Pick out every line of the entries below where "this" occurs, and copy those lines.

[A run of records]

--- Start ---

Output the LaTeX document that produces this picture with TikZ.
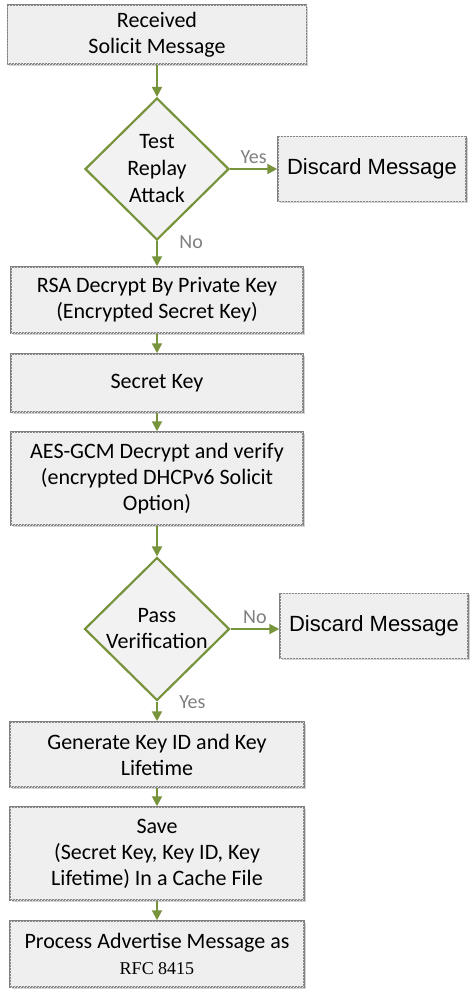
\documentclass[tikz,border=0pt]{standalone}
\usepackage{xcolor}
\usepackage{fontspec}
\setmainfont{Carlito}
\newfontfamily\arialfont{Liberation Sans}
\newfontfamily\timesfont{Liberation Serif}
\usetikzlibrary{positioning,shapes,shadows,patterns}
\usetikzlibrary{arrows.meta,arrows}
\definecolor{olivegreen}{HTML}{77933C}
\definecolor{boxgray}{HTML}{ECECEC}
\definecolor{stripegray}{HTML}{F6F6F6}
\definecolor{edgegray}{HTML}{7F7F7F}
\tikzset{step box/.style={rectangle,draw=edgegray,line width=1.5pt,fill=boxgray,
    postaction={pattern=north east lines,pattern color=stripegray},
    drop shadow={shadow xshift=1.5pt,shadow yshift=-1.5pt,opacity=0.35,fill=gray},
    minimum width=292pt,align=center,font=\fontsize{22}{26}\selectfont,inner sep=0pt},
  test node/.style={diamond,draw=olivegreen,line width=2.2pt,fill=boxgray!70,
    minimum width=144pt,minimum height=142pt,inner sep=0pt},
  drop box/.style={step box,minimum width=188pt,minimum height=65pt,font=\arialfont\fontsize{22}{26}\selectfont},
  flow/.style={draw=olivegreen,line width=2pt,-{Triangle[length=10pt,width=10pt]},color=olivegreen},
  answer/.style={font=\fontsize{20}{24}\selectfont,text=edgegray}}

\begin{document}
\begin{tikzpicture}[x=1pt,y=1pt,auto, on grid]
      \useasboundingbox (0,0) rectangle (474,-996);
      \node[step box,minimum width=299pt,minimum height=59pt] (recv) at (157,-34.5) {Received\\Solicit Message};
      \node[test node] (replay) [below = 134.5pt of recv] {};
      \node[align=center,font=\fontsize{22}{27}\selectfont] (replaytxt) at (replay) {Test\\Replay\\Attack};
      \node[drop box] (drop1) [right = 215pt of replay] {Discard Message};
      \node[step box,minimum height=66pt] (rsa) [below = 131pt of replay] {RSA Decrypt By Private Key\\(Encrypted Secret Key)};
      \node[step box,minimum height=58pt] (secret) [below = 83pt of rsa] {Secret Key};
      \node[step box,minimum height=93pt] (aes) [below = 95.5pt of secret] {AES-GCM Decrypt and verify\\(encrypted DHCPv6 Solicit\\Option)};
      \node[test node,minimum width=145pt,minimum height=143pt] (verify) [below = 150.5pt of aes] {};
      \node[align=center,font=\fontsize{22}{26}\selectfont] (verifytxt) at (verify) {Pass\\Verification};
      \node[drop box] (drop2) [right = 217pt of verify, yshift=3pt] {Discard Message};
      \node[step box,minimum width=294pt,minimum height=65pt] (keyid) [below = 125.5pt of verify] {Generate Key ID and Key\\Lifetime};
      \node[step box,minimum width=294pt,minimum height=93pt] (save) [below = 99pt of keyid] {Save\\(Secret Key, Key ID, Key\\Lifetime) In a Cache File};
      \node[step box,minimum width=294pt,minimum height=66pt] (advert) [below = 100.5pt of save] {Process Advertise Message as\\{\timesfont\fontsize{18}{26}\selectfont RFC 8415}};
      % connectors
      \draw[flow] (recv) -- (replay);
      \draw[flow] (replay) -- node[answer,pos=0.5,above=1pt] {Yes} (drop1);
      \draw[flow] (replay) -- node[answer,pos=0.05,right=18pt] {No} (rsa);
      \draw[flow] (rsa) -- (secret);
      \draw[flow] (secret) -- (aes);
      \draw[flow] (aes) -- (verify);
      \draw[flow] (verify.east) -- node[answer,pos=0.5,above=1pt] {No} (drop2.west |- verify.east);
      \draw[flow] (verify) -- node[answer,pos=0.05,right=18pt] {Yes} (keyid);
      \draw[flow] (keyid) -- (save);
      \draw[flow] (save) -- (advert);
    \end{tikzpicture}
\end{document}
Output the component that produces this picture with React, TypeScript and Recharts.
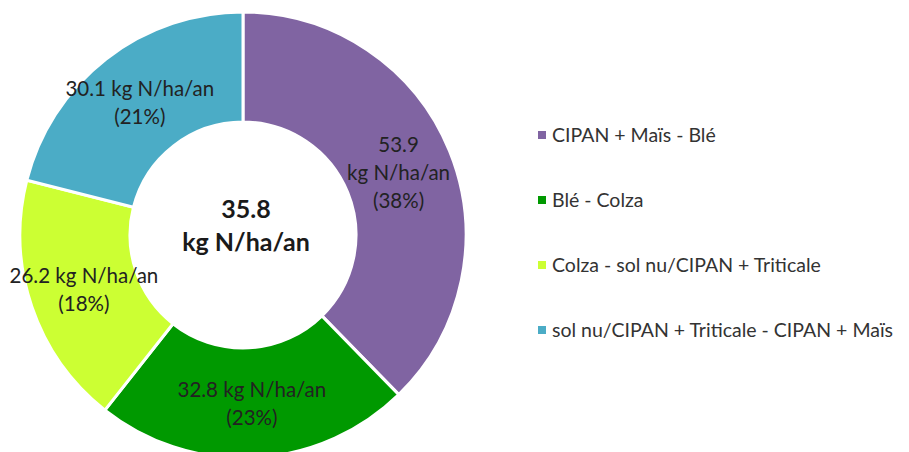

--- End ---

• _Completed task_:
Output the LaTeX document that produces this picture with TikZ.
Output the component that produces this picture with React, TypeScript and Recharts.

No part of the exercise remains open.